* BEGIN *

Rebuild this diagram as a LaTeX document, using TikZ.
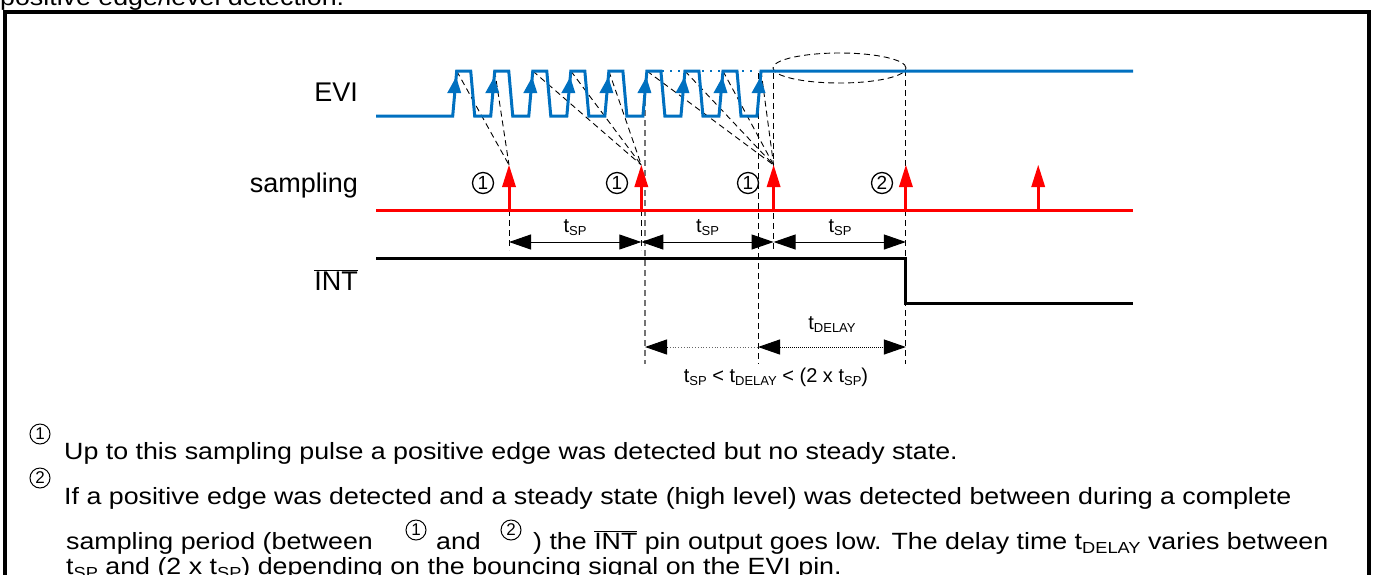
\documentclass[tikz,border=0pt]{standalone}
\usepackage{fontspec}
\setmainfont{Liberation Sans}
\newfontfamily\notefont[FakeStretch=1.14]{Liberation Sans}
\usetikzlibrary{arrows.meta,calc}
\definecolor{evib}{HTML}{0070C0}
\definecolor{sred}{HTML}{FF0000}
\newcommand\tsub[4]{t\raisebox{#3}{\fontsize{#2}{#2}\selectfont #4}}
\begin{document}
\begin{tikzpicture}[x=1pt,y=-1pt,
  dsh/.style={black,line width=0.9pt,dash pattern=on 6pt off 4pt},
  gdsh/.style={black!55,line width=1.3pt,dash pattern=on 6pt off 4pt},
  lbl/.style={font=\fontsize{27}{30}\selectfont,anchor=east,inner sep=0},
  txt/.style={font=\notefont\fontsize{23.5}{28}\selectfont,anchor=base west,inner sep=0},
  cnum/.style={circle,draw,line width=1.3pt,minimum size=21pt,inner sep=0,font=\fontsize{19}{19}\selectfont},
  tnum/.style={circle,draw,line width=1pt,minimum size=20pt,inner sep=0,font=\fontsize{17}{17}\selectfont},
  dim/.style={line width=1pt,{Triangle[length=22pt,width=15pt]}-{Triangle[length=22pt,width=15pt]}},
]
\useasboundingbox (0,0) rectangle (1375,574);
\clip (0,0) rectangle (1375,574);
% frame and title
\draw[line width=4.5pt] (5,600) -- (5,12) -- (1369,12) -- (1369,600);
\node[txt] (title) at (0,5) {positive edge/level detection.};
% labels
\node[lbl] (levi) at (358,92) {EVI};
\node[lbl] (lsamp) at (358,186) {sampling};
\node[lbl] (lint) at (358,280) {$\overline{\mbox{INT}}$};
% coordinates
\foreach \k in {0,...,8} {
  \coordinate (src\k) at ({456.7+38.04*\k},71);
}
\foreach \j in {0,...,4} {
  \coordinate (tip\j) at ({509+132.3*\j},165);
  \coordinate (base\j) at ({509+132.3*\j},210);
}
% vertical dashed guides
\draw[dsh] (base0) -- ++(0,40);
\draw[dsh] (base1) -- ++(0,40);
\draw[gdsh] (645,80) -- (645,364);
\draw[dsh] (758,73) -- (758,364);
\draw[dsh] (773.6,73) -- (773.6,250);
\draw[dsh] (905.9,70) -- (905.9,364);
% ellipse
\draw[dsh] (839.5,68) ellipse [x radius=66.5pt, y radius=15pt];
% dashed source lines
\foreach \k in {0,1} \draw[dsh] (src\k) -- (tip0);
\foreach \k in {2,3,4} \draw[dsh] (src\k) -- (tip1);
\foreach \k in {5,6,7,8} \draw[dsh] (src\k) -- (tip2);
% EVI waveform
\draw[evib,line width=3pt,line join=miter] (376,116)
  \foreach \k in {0,...,7} { -- ({452.7+38.04*\k},116) -- ({456.7+38.04*\k},71) -- ({470.7+38.04*\k},71) -- ({474.7+38.04*\k},116) }
  -- (757,116) -- (761,71) -- (1133,71);
\draw[evib,line width=2pt,dash pattern=on 2pt off 6pt] (662,71) -- (758,71);
\foreach \k in {0,...,8} {
  \fill[evib] ({452.7+38.04*\k+1.5-7},93) -- ({452.7+38.04*\k+3.4},77) -- ({452.7+38.04*\k+1.5+7},93) -- cycle;
}
% sampling
\draw[sred,line width=3pt] (376,210) -- (1133,210);
\foreach \j in {0,...,4} {
  \draw[sred,line width=3pt] (base\j) -- ++(0,-25);
  \fill[sred] ($(tip\j)+(-7,22)$) -- (tip\j) -- ($(tip\j)+(7,22)$) -- cycle;
}
\node[cnum] (c1a) at (483,183) {1};
\node[cnum] (c1b) at (617,183) {1};
\node[cnum] (c1c) at (748,183) {1};
\node[cnum] (c2a) at (882,183) {2};
% INT
\draw[line width=3pt] (376,258) -- (905.9,258) -- (905.9,303) -- (1133,303);
% tSP dims
\draw[dim] (509,242) -- (641.3,242);
\draw[dim] (641.3,242) -- (773.6,242);
\draw[dim] (773.6,242) -- (905.9,242);
\node[font=\fontsize{20}{20}\selectfont] (tsp1) at (575,228) {\tsub{}{13}{-3pt}{SP}};
\node[font=\fontsize{20}{20}\selectfont] (tsp2) at (707.5,228) {\tsub{}{13}{-3pt}{SP}};
\node[font=\fontsize{20}{20}\selectfont] (tsp3) at (840,228) {\tsub{}{13}{-3pt}{SP}};
% tDELAY
\draw[black!60,line width=0.8pt,dotted] (667,347) -- (758,347);
\draw[line width=1pt,-{Triangle[length=22pt,width=15pt]}] (667,347) -- (645,347);
\draw[dim,densely dotted] (758,347) -- (905.9,347);
\node[font=\fontsize{20}{20}\selectfont] (tdl) at (832,325) {\tsub{}{13}{-3pt}{DELAY}};
\node[font=\fontsize{20}{20}\selectfont] (form) at (776,377) {\tsub{}{13}{-3pt}{SP} < \tsub{}{13}{-3pt}{DELAY} < (2 x \tsub{}{13}{-3pt}{SP})};
% notes
\node[tnum] (n1) at (40,434) {1};
\node[txt] (l1) at (64,459) {Up to this sampling pulse a positive edge was detected but no steady state.};
\node[tnum] (n2) at (40,478) {2};
\node[txt] (l2) at (64,504) {If a positive edge was detected and a steady state (high level) was detected between during a complete};
\node[txt] (l3a) at (66,549) {sampling period (between};
\node[tnum] (n3) at (416,530) {1};
\node[txt] (l3b) at (436,549) {and};
\node[tnum] (n4) at (511,530) {2};
\node[txt] (l3c) at (533,549) {) the $\overline{\mbox{INT}}$ pin output goes low. The delay time \tsub{}{16}{-4pt}{DELAY} varies between};
\node[txt] (l4) at (66,574) {\tsub{}{16}{-4pt}{SP} and (2 x \tsub{}{16}{-4pt}{SP}) depending on the bouncing signal on the EVI pin.};
\end{tikzpicture}
\end{document}
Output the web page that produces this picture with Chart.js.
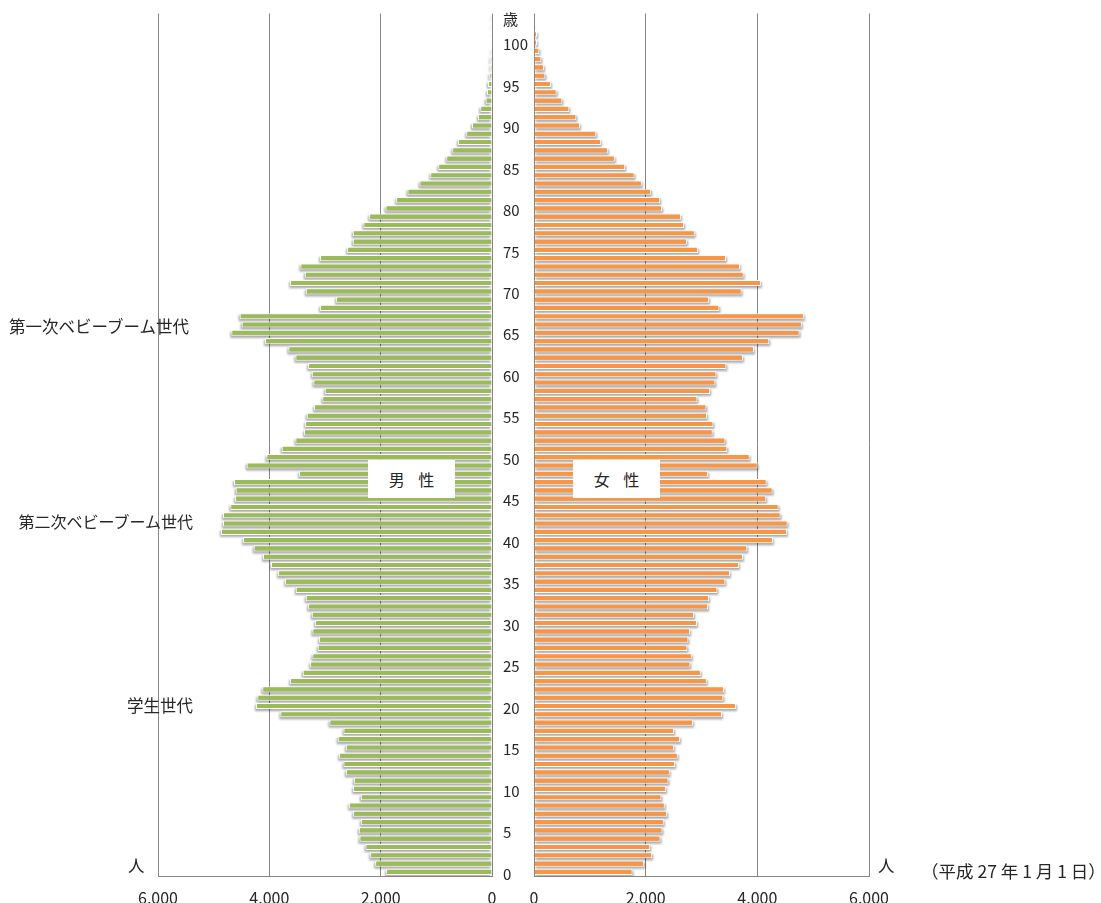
<!DOCTYPE html>
<html lang="ja">
<head>
<meta charset="utf-8">
<script src="https://cdn.jsdelivr.net/npm/chart.js@4.4.1/dist/chart.umd.min.js"></script>
<style>
  html, body { margin: 0; padding: 0; background: #fff; overflow: hidden; width: 1101px; height: 903px; }
  body { position: relative; font-family: "Noto Sans CJK JP", "Noto Sans", sans-serif; color: #262626; }
  canvas { position: absolute; top: 0; }
  #male { left: 0; }
  #female { left: 490px; }
  .note { position: absolute; font-size: 16.5px; line-height: 20px; white-space: nowrap; text-align: right; }
  .sexbox { position: absolute; top: 460px; width: 87px; height: 38px; line-height: 38px; background: #fff;
            text-align: center; font-size: 16px; letter-spacing: 5px; text-indent: 5px; }
</style>
</head>
<body>
<canvas id="male" width="510" height="915"></canvas>
<canvas id="female" width="611" height="915"></canvas>

<div class="note" style="right:912px; top:316px;">第一次ベビーブーム世代</div>
<div class="note" style="right:908px; top:511px; font-size:16px;">第二次ベビーブーム世代</div>
<div class="note" style="right:908px; top:695px;">学生世代</div>
<div class="sexbox" style="left:368px;">男 性</div>
<div class="sexbox" style="left:573px;">女 性</div>
<div class="note" style="left:128px; top:855px;">人</div>
<div class="note" style="left:878px; top:855px;">人</div>
<div class="note" style="left:921px; top:861px; font-size:17.5px;">（平成 27 年 1 月 1 日）</div>

<script>
// ===============================
// 年齢別人口（平成27年1月1日）
// ===============================

// 年齢 0〜103（一番上の区分に「歳」を表示）
const ages = [];
for (let a = 0; a <= 103; a++) ages.push(a);

// 縦軸の目盛りラベル
const ageTicks = ages.map(a => (a === 103 ? '歳' : (a % 5 === 0 && a <= 100 ? String(a) : '')));

// 男性（0歳から順に）
const male = [
  1900, 2098, 2188, 2272, 2380, 2392, 2356, 2494, 2566, 2356,
  2494, 2482, 2626, 2668, 2746, 2626, 2770, 2668, 2920, 3801,
  4239, 4215, 4125, 3627, 3399, 3267, 3225, 3130, 3106, 3225,
  3177, 3237, 3303, 3345, 3525, 3717, 3843, 3969, 4113, 4281,
  4472, 4868, 4832, 4832, 4700, 4616, 4604, 4634, 3465, 4406,
  4053, 3777, 3531, 3375, 3357, 3327, 3195, 3046, 3004, 3207,
  3237, 3303, 3531, 3657, 4077, 4682, 4496, 4532, 3088, 2800,
  3345, 3627, 3363, 3441, 3088, 2602, 2500, 2500, 2308, 2206,
  1912, 1721, 1517, 1301, 1109, 965, 821, 713, 612, 462,
  360, 252, 210, 114, 90, 72, 48, 30, 30, 18,
  10, 6, 3, 2
];

// 女性（0歳から順に）
const female = [
  1764, 1973, 2116, 2080, 2265, 2300, 2324, 2384, 2342, 2282,
  2366, 2408, 2431, 2527, 2574, 2509, 2616, 2509, 2849, 3367,
  3617, 3391, 3403, 3093, 2986, 2801, 2825, 2747, 2765, 2795,
  2920, 2866, 3117, 3135, 3284, 3427, 3510, 3671, 3743, 3820,
  4279, 4529, 4541, 4416, 4380, 4160, 4273, 4166, 3117, 4005,
  3862, 3462, 3427, 3200, 3212, 3099, 3087, 2926, 3153, 3248,
  3266, 3445, 3743, 3939, 4213, 4756, 4797, 4833, 3319, 3135,
  3719, 4064, 3754, 3689, 3439, 2938, 2741, 2878, 2688, 2634,
  2294, 2259, 2098, 1931, 1800, 1633, 1448, 1323, 1198, 1114,
  822, 757, 632, 507, 405, 304, 203, 179, 131, 95,
  54, 54, 12, 8
];

const VERDE = '#9BBB59';
const LARANJA = '#F79646';
const GRADE = '#868686';
const FONTE = '"Noto Sans CJK JP", "Noto Sans", sans-serif';

// sombra dos bares (desenhada antes das barras)
const barShadow = {
  id: 'barShadow',
  beforeDatasetsDraw(chart, args, opts) {
    const ctx = chart.ctx;
    const area = chart.chartArea;
    ctx.save();
    ctx.beginPath();
    ctx.rect(area.left, area.top, area.right - area.left, area.bottom - area.top);
    ctx.clip();
    ctx.fillStyle = 'rgba(0,0,0,0.34)';
    ctx.filter = 'blur(1px)';
    chart.getDatasetMeta(0).data.forEach(bar => {
      const p = bar.getProps(['x', 'y', 'base', 'height'], true);
      const l = Math.min(p.x, p.base), r = Math.max(p.x, p.base);
      ctx.fillRect(l + opts.dx, p.y - p.height / 2 + 2, r - l, p.height);
    });
    ctx.restore();
  }
};

function eixoX(reverso) {
  return {
    reverse: reverso,
    min: 0,
    max: 6000,
    ticks: { stepSize: 2000, padding: 12, color: '#262626', maxRotation: 0, font: { size: 16, family: FONTE } },
    grid: { color: GRADE, drawTicks: false },
    border: { color: GRADE },
    afterFit(s) { s.height = 30; }
  };
}

function dataset(valores, cor) {
  return {
    data: valores,
    backgroundColor: cor,
    borderColor: '#ffffff',
    borderWidth: 1,
    barPercentage: 0.74,
    categoryPercentage: 1
  };
}

// Gráfico masculino (esquerda)
new Chart(document.getElementById('male'), {
  type: 'bar',
  data: { labels: ages, datasets: [dataset(male, VERDE)] },
  options: {
    indexAxis: 'y',
    responsive: false,
    animation: false,
    locale: 'en-US',
    layout: { padding: { left: 158, right: 18, top: 13.5, bottom: 9 } },
    plugins: { legend: { display: false }, tooltip: { enabled: false }, barShadow: { dx: -1 } },
    scales: {
      x: eixoX(true),
      y: { display: false, reverse: true }
    }
  },
  plugins: [barShadow]
});

// Gráfico feminino (direita) — com os rótulos de idade
new Chart(document.getElementById('female'), {
  type: 'bar',
  data: { labels: ages, datasets: [dataset(female, LARANJA)] },
  options: {
    indexAxis: 'y',
    responsive: false,
    animation: false,
    locale: 'en-US',
    layout: { padding: { left: 13, right: 232, top: 13.5, bottom: 9 } },
    plugins: { legend: { display: false }, tooltip: { enabled: false }, barShadow: { dx: 1 } },
    scales: {
      x: eixoX(false),
      y: {
        reverse: true,
        position: 'left',
        grid: { display: false },
        border: { display: false },
        ticks: {
          autoSkip: false,
          crossAlign: 'far',
          padding: 0,
          labelOffset: 2,
          color: '#262626',
          font: { size: 15, family: FONTE },
          callback: v => ageTicks[v]
        },
        afterFit(s) { s.width = 31; }
      }
    }
  },
  plugins: [barShadow]
});
</script>
</body>
</html>
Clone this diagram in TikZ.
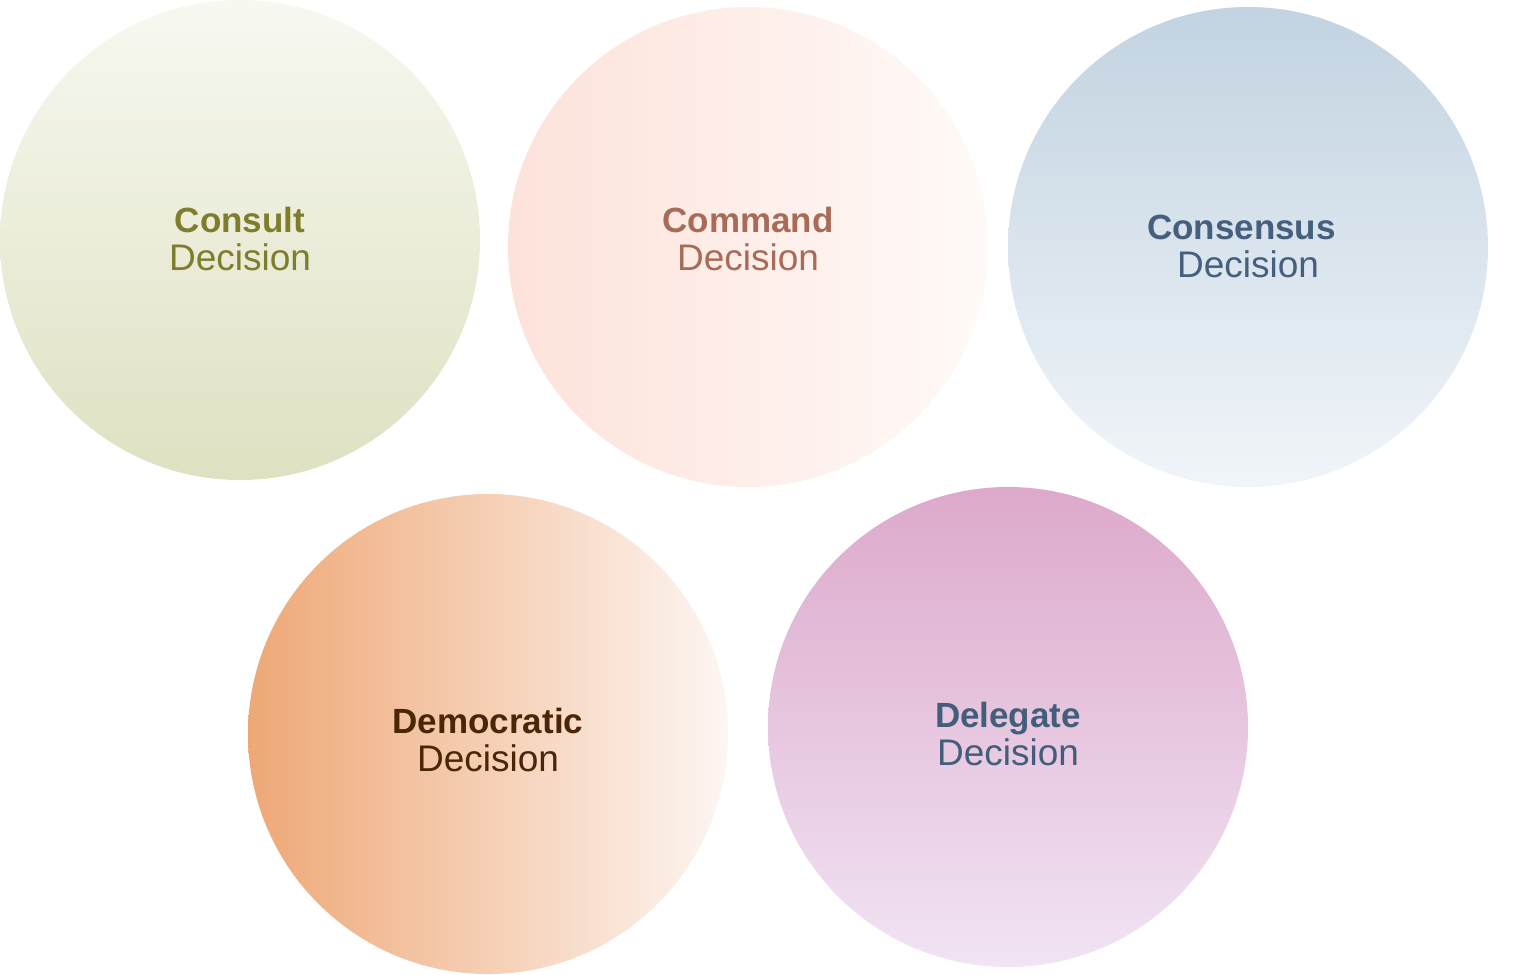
\documentclass[tikz,border=0pt]{standalone}
\usepackage{xcolor}
\usepackage{fontspec}
\setmainfont{Liberation Sans}
\usepackage{tikz}

\definecolor{consultTop}{HTML}{F7F8F0}
\definecolor{consultBot}{HTML}{DFE1C2}
\definecolor{commandL}{HTML}{FDE2DA}
\definecolor{commandR}{HTML}{FFFAF8}
\definecolor{consensusTop}{HTML}{C2D3E1}
\definecolor{consensusBot}{HTML}{F1F5F9}
\definecolor{democraticL}{HTML}{EEA876}
\definecolor{democraticR}{HTML}{FDF6F3}
\definecolor{delegateTop}{HTML}{DDA9CB}
\definecolor{delegateBot}{HTML}{F1E4F4}
\definecolor{consultText}{HTML}{7D7D2B}
\definecolor{commandText}{HTML}{A86B58}
\definecolor{consensusText}{HTML}{44607E}
\definecolor{democraticText}{HTML}{4A2506}
\definecolor{delegateText}{HTML}{435E7B}

\newcommand{\boldline}[1]{{\fontsize{35}{38}\selectfont\bfseries #1}}

\begin{document}
\begin{tikzpicture}[x=1pt, y=-1pt,
        disc/.style={circle, minimum size=480pt, inner sep=0pt},
        label/.style={align=center, inner sep=0pt, font=\fontsize{37}{38}\selectfont}
    ]
        \useasboundingbox (0,0) rectangle (1514,974);

        % Top row
        \node[disc, top color=consultTop, bottom color=consultBot] (consult) at (240,240) {};
        \node[disc, left color=commandL, right color=commandR] (command) at (748,247) {};
        \node[disc, top color=consensusTop, bottom color=consensusBot] (consensus) at (1248,247) {};

        % Bottom row
        \node[disc, left color=democraticL, right color=democraticR] (democratic) at (488,734) {};
        \node[disc, top color=delegateTop, bottom color=delegateBot] (delegate) at (1008,727) {};

        % Labels
        \node[label, text=consultText] (consultlbl) at (240,238.5) {\boldline{Consult}\\Decision};
        \node[label, text=commandText] (commandlbl) at (748,239) {\boldline{Command}\\Decision};
        \node[label, text=consensusText] (consensuslbl) at (1248,246) {\boldline{Consensus}\hspace*{13pt}\\Decision};
        \node[label, text=democraticText] (democraticlbl) at (488,739.5) {\boldline{Democratic}\\Decision};
        \node[label, text=delegateText] (delegatelbl) at (1008,733.5) {\boldline{Delegate}\\Decision};
    \end{tikzpicture}
\end{document}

* END *

**Work required**.
Repeat only the lines from the one holding "Clone this diagram in TikZ." to the one holding "(0,0) rectangle (1514,974);", both ends included, and drop the images.

**Task output**.
Clone this diagram in TikZ.
\documentclass[tikz,border=0pt]{standalone}
\usepackage{xcolor}
\usepackage{fontspec}
\setmainfont{Liberation Sans}
\usepackage{tikz}

\definecolor{consultTop}{HTML}{F7F8F0}
\definecolor{consultBot}{HTML}{DFE1C2}
\definecolor{commandL}{HTML}{FDE2DA}
\definecolor{commandR}{HTML}{FFFAF8}
\definecolor{consensusTop}{HTML}{C2D3E1}
\definecolor{consensusBot}{HTML}{F1F5F9}
\definecolor{democraticL}{HTML}{EEA876}
\definecolor{democraticR}{HTML}{FDF6F3}
\definecolor{delegateTop}{HTML}{DDA9CB}
\definecolor{delegateBot}{HTML}{F1E4F4}
\definecolor{consultText}{HTML}{7D7D2B}
\definecolor{commandText}{HTML}{A86B58}
\definecolor{consensusText}{HTML}{44607E}
\definecolor{democraticText}{HTML}{4A2506}
\definecolor{delegateText}{HTML}{435E7B}

\newcommand{\boldline}[1]{{\fontsize{35}{38}\selectfont\bfseries #1}}

\begin{document}
\begin{tikzpicture}[x=1pt, y=-1pt,
        disc/.style={circle, minimum size=480pt, inner sep=0pt},
        label/.style={align=center, inner sep=0pt, font=\fontsize{37}{38}\selectfont}
    ]
        \useasboundingbox (0,0) rectangle (1514,974);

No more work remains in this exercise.